An Illusion of Democracy

Every modern nation state is the political concretisation of the ambitions – sought for and realised – of the permanent bureaucracy, that part of the political apparatus unaltered by the so-called democratic will of the people. We are led to believe that by periodically going to the polls and electing our preferred political parties and party political candidates we are affecting real change in the state to better suit our own political interests. Yet it is only on the surface – in the parliamentary assembly chamber or in the offices of the heads of state – that we see the realisation of this change. This is, however, only ever at best a cosmetic change to the political landscape.

Gramsci speaks of this charade as a process intended to create the illusion of democratised power, when in actuality no such change has in fact occurred. Governments come and go, but all the while there remains a permanent sub-structure to the state – the bureaucratic state – that remains essentially unaltered no matter which particular political party is in government or which particular personality is head of state or head of government. In every nation state – which is fundamentally a synonym for the bureaucratic state – it is this sub-structure that is always the real seat of power. This is never a democracy, even in those nations where the heads of ministries and departments are appointed and elected. Always their subordinates remain the same, a bureaucratic caste which recruits its own personnel and inculcates those recruits within its own culture.

Here we are talking about the civil service, but only that portion of the civil service responsible for the effective running and ordering of the state. No democratically elected representative in government, given the relative brevity of a political term of office, can truly have the same scope to shape and govern a nation in the way that the permanent bureaucracy can. With successive electoral victories it is possible for a single political party to make inroads into influencing the longer-term plans and objectives of the civil service, but this is rare and never so successful that it cannot quickly be undone by the civil service once that party has been removed from government.

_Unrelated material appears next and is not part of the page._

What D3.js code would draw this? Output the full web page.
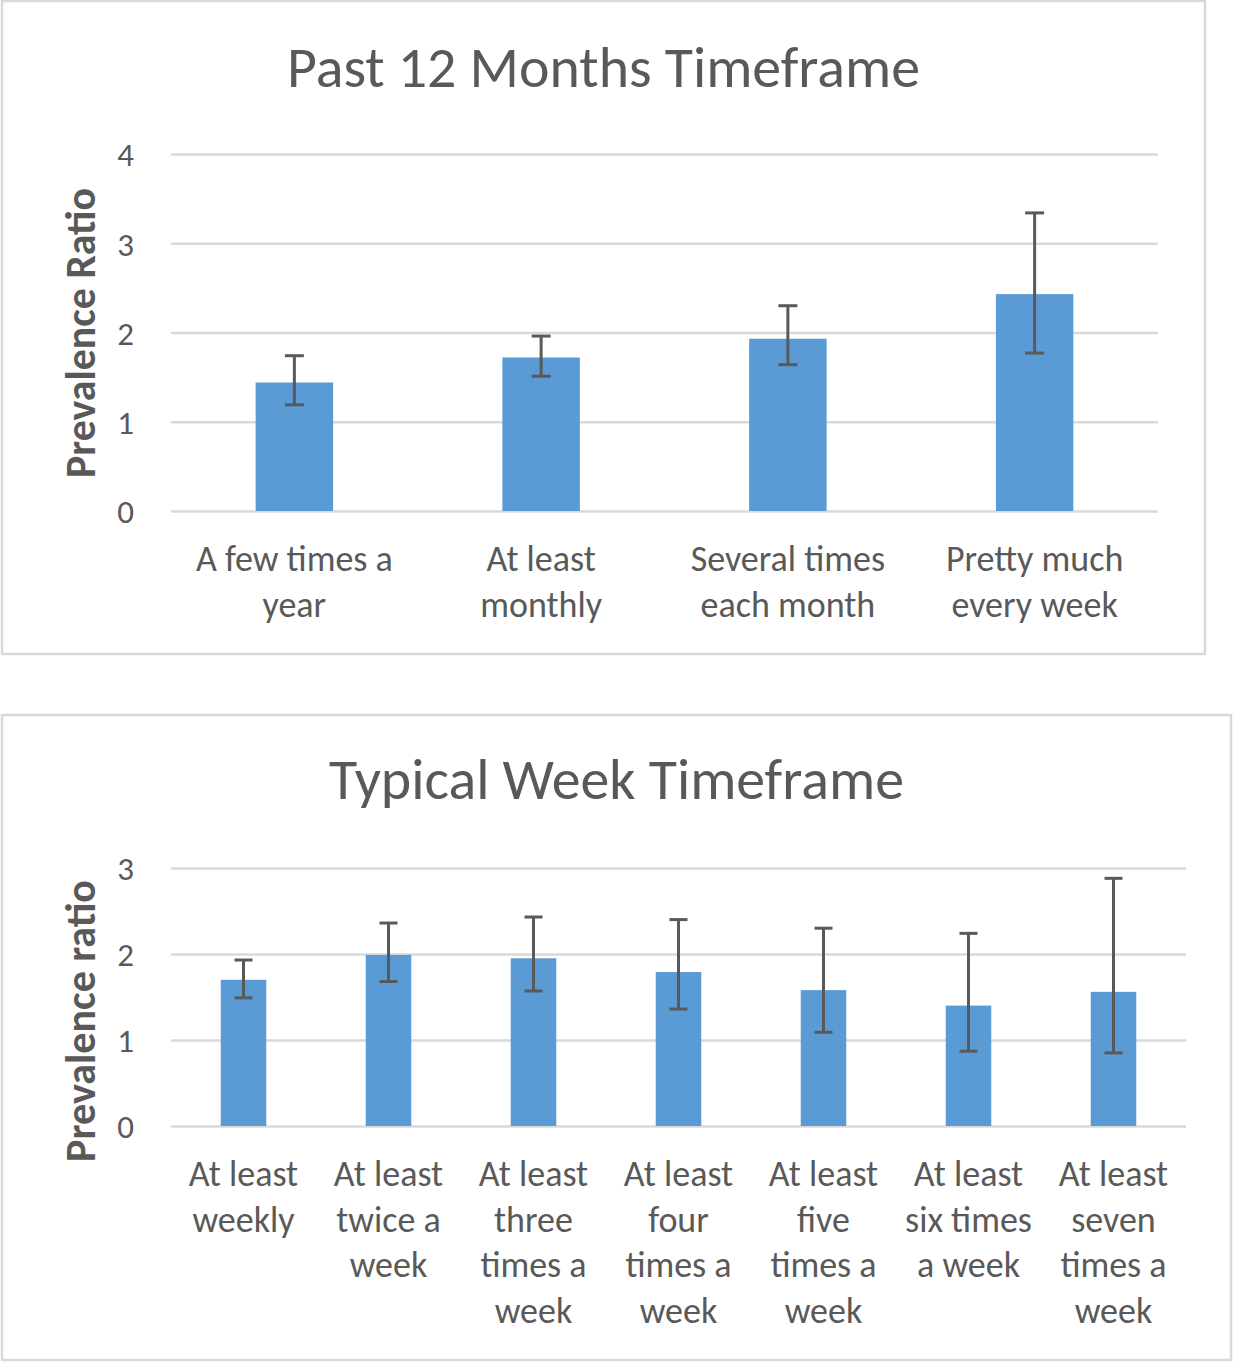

It is within this cadre of the senior civil service, invariably selected from the same few elements of the social ruling class, that we encounter the germ of the deep state. Contrary to prevailing opinion, there is nothing conspiracist about the existence of a deep state. It is the natural product of a well and long established civil service – an extension of the body politic which has a longer shelf-life.

Curial administrations have been in existence for as long as states themselves have existed, and were developed in primitive monarchic city states as a form of secretariat with the purpose of executing the wishes of the head of state. As we know from ancient Egypt, Babylonia, Greece, and Rome, these state administrations always conspired to amass power and influence to themselves, becoming hotbeds of plots and conspiracies. Civilisation may have moved on apace, but in essence the nature of these state bureaucracies have not changed.

Largely these sub-structural administrations are apolitical; that it is to say that their chief function is to follow orders. In modern liberal democracies their members are charged with the obligation of political neutrality, expressing no support for any one or other of the political factions or personalities of the super-structural state. Thus, as a body, this sub-structural community of administrators purports to act as a mere functionary of the visible political state, and for the most part this is precisely what it does. However, one cannot ignore either the length of careers senior civil servants enjoy within this sub-state apparatus and the personal ambitions of many of these tenured scions. This uppermost tier of the deep state is careerist, highly experienced and influential, well-connected, ambitious, and always political.

Not only is this tier tasked with carrying out the orders of the visible and elected government, it is also responsible for advising the government and drafting policy initiatives – affording it unparalleled leverage in influencing government and directing policy. Government and individual ministers do indeed have the technical and constitutional upper-hand in this relationship that their democratic mandates gives them, allowing them to act upon their own initiatives. This is true, but even this ignores the other levers at the disposal of the deep state.

State security services are tools of the permanent administration, giving the deep state – as we have seen in the case of Tony Blair’s Labour government in the United Kingdom – considerable scope to coerce members of the government and even the government itself into acting on the designs not of the voting public but of the civil service administration. One way or another this sub-structural state will have its way. This of course conforms perfectly to Antonio Gramsci’s analysis of elections selecting and de-selecting political representation as a mere illusion of power.